To graph the function, we would plot the points identified in the previous steps on a coordinate plane and connect them according to the rules for each part:
- For the first part ($$f(x) = 2x$$), draw a straight line segment starting from a solid point at $$(-5, -10)$$ and ending with an open circle at $$(-1, -2)$$.
- For the second part ($$f(x) = -2$$), draw a horizontal straight line segment starting from a solid point at $$(-1, -2)$$ and ending with an open circle at $$(0, -2)$$.

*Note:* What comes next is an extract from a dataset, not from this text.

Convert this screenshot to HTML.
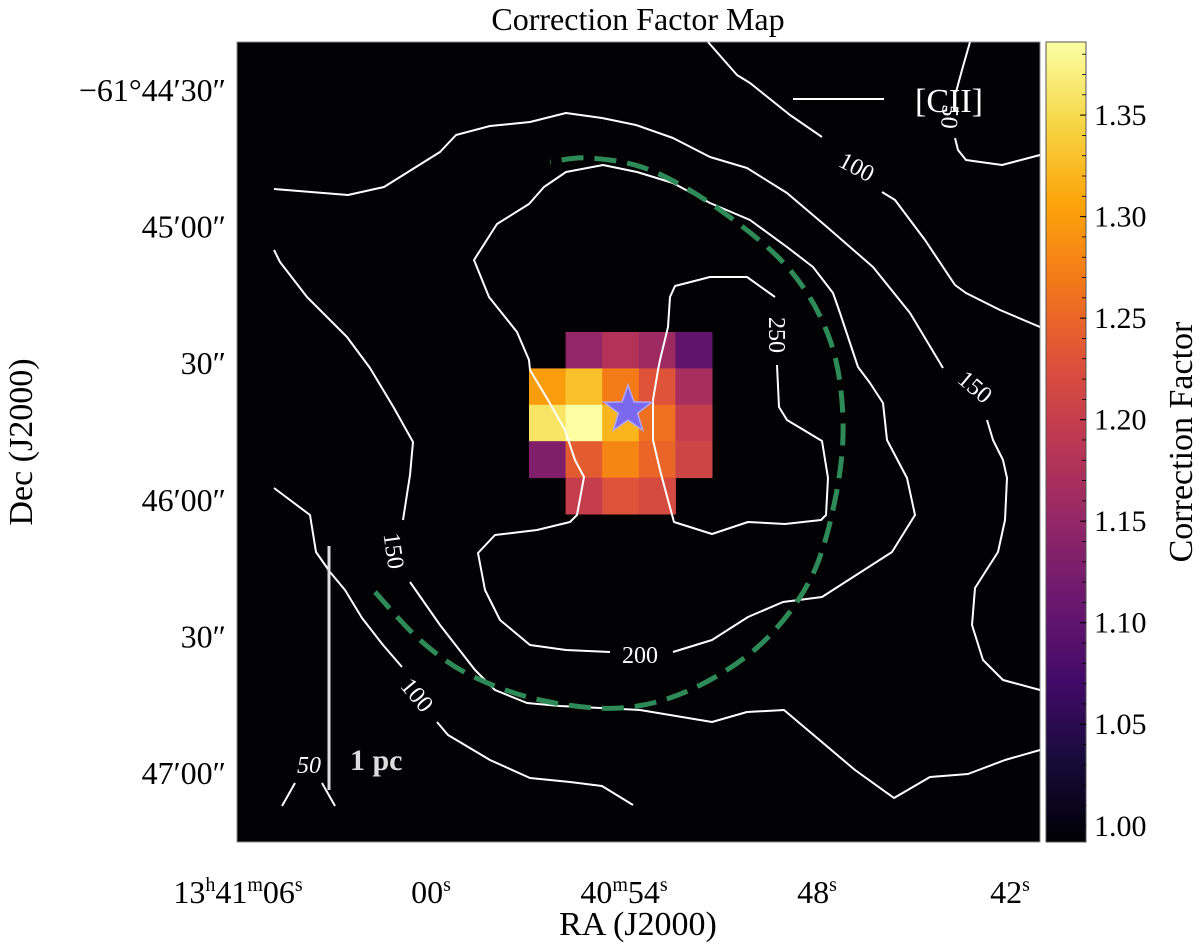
<!DOCTYPE html>
<html><head><meta charset="utf-8"><style>
html,body{margin:0;padding:0;background:#fff}
svg{display:block;font-family:"Liberation Serif",serif}
</style></head><body>
<svg id="chart" width="1200" height="952" viewBox="0 0 1200 952" xmlns="http://www.w3.org/2000/svg">
<text x="638" y="30" font-size="32" text-anchor="middle">Correction Factor Map</text>
<rect x="237" y="42" width="803" height="800" fill="#020104" stroke="#888" stroke-width="1"/>
<g id="heat"></g>
<g id="contours" fill="none" stroke="#fff" stroke-width="2" stroke-linejoin="round">
<polyline points="274,189 348,195 384,187 440,152 456,135 490,126 530,122 566,113 602,118 636,125 673,138 710,157 747,168 787,193 827,227 873,267 910,313 943,368"/>
<polyline points="987,420 993,440 1003,460 1007,478 1005,520 998,552 975,588 972,625 983,660 1003,680 1040,690"/>
<polyline points="274,250 280,262 307,297 347,337 370,368 394,408 413,442 410,475 403,520"/>
<polyline points="410,582 440,625 475,670 495,690 527,703 560,706 640,710 712,722 747,712 784,710 855,770 894,798 930,777 968,774 1005,760 1040,750"/>
<polyline points="274,488 310,515 316,552 330,572 345,590 362,618 383,645 402,667"/>
<polyline points="437,722 448,735 490,760 530,778 570,782 602,786 633,805"/>
<polyline points="708,42 737,75 750,83 790,115 822,137"/>
<polyline points="882,192 895,200 925,240 955,285 966,293 1000,310 1040,327"/>
<polyline points="970,42 962,70 956,92"/>
<polyline points="955,138 958,150 966,160 1002,165 1040,155"/>
<polyline points="282,806 295,783"/>
<polyline points="322,783 335,806"/>
<polyline points="610,652 566,650 530,645 500,620 485,590 478,553 495,535 537,530 570,522 577,515 584,477 575,460 565,430 548,400 530,370 529,360 517,332 489,297 474,260 497,224 529,204 544,187 566,172 603,165 637,172 673,183 710,203 750,220 787,247 813,267 833,293 840,313 858,367 870,383 883,403 887,440 907,478 915,515 892,552 822,597 783,602 748,617 712,640 673,652"/>
<polyline points="775,297 747,277 710,277 675,286 670,297 668,327 660,360 658,370 653,400 653,440 660,470 668,500 674,522 712,534 748,522 785,524 821,520 826,515 828,478 822,441 787,420 779,407 777,365"/>
</g>
<g fill="#fff" font-size="24" text-anchor="middle">
<text transform="translate(853,174) rotate(28)">100</text>
<text transform="translate(970,393) rotate(40)">150</text>
<text transform="translate(769,335) rotate(90)">250</text>
<text transform="translate(386,552) rotate(82)">150</text>
<text transform="translate(411,700) rotate(50)">100</text>
<text x="640" y="663">200</text>
<text transform="translate(942,116) rotate(95)">50</text>
<text x="309" y="773" font-style="italic">50</text>
</g>
<path id="ring" fill="none" stroke="#2e8b57" stroke-width="5" stroke-dasharray="22,11"/>
<polygon id="star" fill="#7b68ee" stroke="#b0a8ff" stroke-width="1.5"/>
<line x1="329" y1="546" x2="329" y2="790" stroke="#ddd" stroke-width="3"/>
<text x="350" y="770" font-size="30" font-weight="bold" fill="#ddd">1 pc</text>
<line x1="793" y1="99" x2="884" y2="99" stroke="#fff" stroke-width="2"/>
<text x="915" y="112" font-size="34" fill="#fff">[CII]</text>
<g id="yticks" font-size="32" text-anchor="end"></g>
<g id="xticks" font-size="32" text-anchor="middle"></g>
<text transform="translate(32,442) rotate(-90)" font-size="34" text-anchor="middle">Dec (J2000)</text>
<text x="638" y="935" font-size="34" text-anchor="middle">RA (J2000)</text>
<defs><linearGradient id="inferno" x1="0" y1="1" x2="0" y2="0"></linearGradient></defs>
<rect x="1046" y="42" width="40" height="800" fill="url(#inferno)" stroke="#555" stroke-width="1"/>
<g id="cbticks" font-size="30"></g>
<text transform="translate(1192,442) rotate(-90)" font-size="34" text-anchor="middle">Correction Factor</text>
</svg>
<script>
const heatRows = [
  [null, 1.15, 1.18, 1.16, 1.10],
  [1.30, 1.33, 1.27, 1.23, 1.17],
  [1.36, 1.385, 1.32, 1.26, 1.20],
  [1.13, 1.24, 1.28, 1.25, 1.21],
  [null, 1.20, 1.23, 1.22, null]
];
const cbTickValues = [1.00, 1.05, 1.10, 1.15, 1.20, 1.25, 1.30, 1.35];
const yTickLabels = ["\u221261\u00b044\u203230\u2033", "45\u203200\u2033", "30\u2033", "46\u203200\u2033", "30\u2033", "47\u203200\u2033"];
const xTickLabels = [["13","h","41","m","06","s"], ["00","s"], ["40","m","54","s"], ["48","s"], ["42","s"]];
const vmin = 0.992, vmax = 1.386;
const NS = "http://www.w3.org/2000/svg";
const stops = [[0,"#000004"],[0.1,"#160b39"],[0.2,"#420a68"],[0.3,"#6a176e"],[0.4,"#932667"],[0.5,"#bc3754"],[0.6,"#dd513a"],[0.7,"#f37819"],[0.8,"#fca50a"],[0.9,"#f6d746"],[1,"#fcffa4"]];
function hex(h){return [1,3,5].map(i=>parseInt(h.substr(i,2),16));}
function cmap(v){let t=Math.max(0,Math.min(1,(v-vmin)/(vmax-vmin)));
  for(let i=0;i<stops.length-1;i++){if(t<=stops[i+1][0]){const a=hex(stops[i][1]),b=hex(stops[i+1][1]);const f=(t-stops[i][0])/(stops[i+1][0]-stops[i][0]);return "rgb("+a.map((x,k)=>Math.round(x+(b[k]-x)*f)).join(",")+")";}}
  return stops[stops.length-1][1];}
function el(tag,attrs,parent){const e=document.createElementNS(NS,tag);for(const k in attrs)e.setAttribute(k,attrs[k]);parent.appendChild(e);return e;}
const cellX0=529, cellY0=332, cellW=36.6, cellH=36.4;
const xCell=c=>cellX0+c*cellW, yCell=r=>cellY0+r*cellH;
const heat=document.getElementById("heat");
heatRows.forEach((row,r)=>row.forEach((v,c)=>{if(v===null)return;
  const rc=el("rect",{x:xCell(c),y:yCell(r),width:cellW+0.5,height:cellH+0.5,fill:cmap(v)},heat);
  
  
}));
const grad=document.getElementById("inferno");
stops.forEach(s=>el("stop",{offset:s[0],"stop-color":s[1]},grad));
const cbY=v=>842-(v-vmin)/(vmax-vmin)*800;
const cbt=document.getElementById("cbticks");
cbTickValues.forEach(v=>{
  const y=cbY(v);
  const ln=el("line",{x1:1080,y1:y,x2:1086,y2:y,stroke:"#000","stroke-width":1},cbt);
  
  
  const t=el("text",{x:1094,y:y+10},cbt); t.textContent=v.toFixed(2);
  
  
});
for(let v=1.00;v<1.386;v+=0.01){const y=cbY(v);const m=el("line",{x1:1082,y1:y,x2:1086,y2:y,stroke:"#000","stroke-width":0.8},cbt);
  
  }
const yt=document.getElementById("yticks");
yTickLabels.forEach((s,i)=>{const y=90+i*136.6;
  const t=el("text",{x:226,y:y+11},yt); t.textContent=s;
  
  });
const xt=document.getElementById("xticks");
xTickLabels.forEach((parts,i)=>{const x=238+i*193;
  const t=el("text",{x:x,y:903},xt);
  
  
  parts.forEach((p,k)=>{const ts=el("tspan",{},t);ts.textContent=p;
    if(k%2===1){ts.setAttribute("font-size","20");ts.setAttribute("dy","-12");}
    else if(k>0){ts.setAttribute("dy","12");}});
});
const ringPts=[[375,592],[420,640],[470,675],[540,700],[620,708],[690,690],[760,645],[810,580],[835,500],[843,420],[830,340],[790,270],[720,210],[650,170],[590,158],[550,162]];
let d="M"+ringPts[0].join(",");
for(let i=0;i<ringPts.length-1;i++){const p0=ringPts[Math.max(0,i-1)],p1=ringPts[i],p2=ringPts[i+1],p3=ringPts[Math.min(ringPts.length-1,i+2)];
  d+=" C"+(p1[0]+(p2[0]-p0[0])/6)+","+(p1[1]+(p2[1]-p0[1])/6)+" "+(p2[0]-(p3[0]-p1[0])/6)+","+(p2[1]-(p3[1]-p1[1])/6)+" "+p2[0]+","+p2[1];}
document.getElementById("ring").setAttribute("d",d);
const sp=[];for(let i=0;i<10;i++){const r=i%2?10:25,a=-Math.PI/2+i*Math.PI/5;sp.push((628+r*Math.cos(a)).toFixed(1)+","+(410+r*Math.sin(a)).toFixed(1));}
document.getElementById("star").setAttribute("points",sp.join(" "));
</script>
</body></html>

- For the third part ($$f(x) = x^2 - 2$$), draw a curve that resembles part of a parabola. This curve starts from a solid point at $$(0, -2)$$, passes through $$(1, -1)$$, and ends at a solid point at $$(2, 2)$$.
(Please note: As a mathematical describer, I provide instructions for how to construct the graph. You would use these instructions to draw the graph on graph paper.)

**step6** Determining Continuity

To determine if the function is continuous on its domain, we examine the points where the function's definition changes. These are at $$x = -1$$ and $$x = 0$$. A function is continuous if you can draw its graph without lifting your pen. This means that at the points where the definition changes, the end of one piece must meet the beginning of the next piece without any gap or jump.
- **At $$x = -1$$:**
- The first piece approaches the point $$(-1, -2)$$ with an open circle.
- The second piece starts exactly at the point $$(-1, -2)$$ with a solid point.
Since the open circle from the first piece is filled in by the solid point from the second piece, the graph connects smoothly at $$x = -1$$.
- **At $$x = 0$$:**
- The second piece approaches the point $$(0, -2)$$ with an open circle.
- The third piece starts exactly at the point $$(0, -2)$$ with a solid point.
Since the open circle from the second piece is filled in by the solid point from the third piece, the graph connects smoothly at $$x = 0$$.
Since all parts of the function connect smoothly at their transition points ($$x=-1$$ and $$x=0$$), and each individual piece is continuous within its own defined interval (a line segment and a parabolic segment), the function $$f$$ is **continuous** on its entire domain from $$x=-5$$ to $$x=2$$.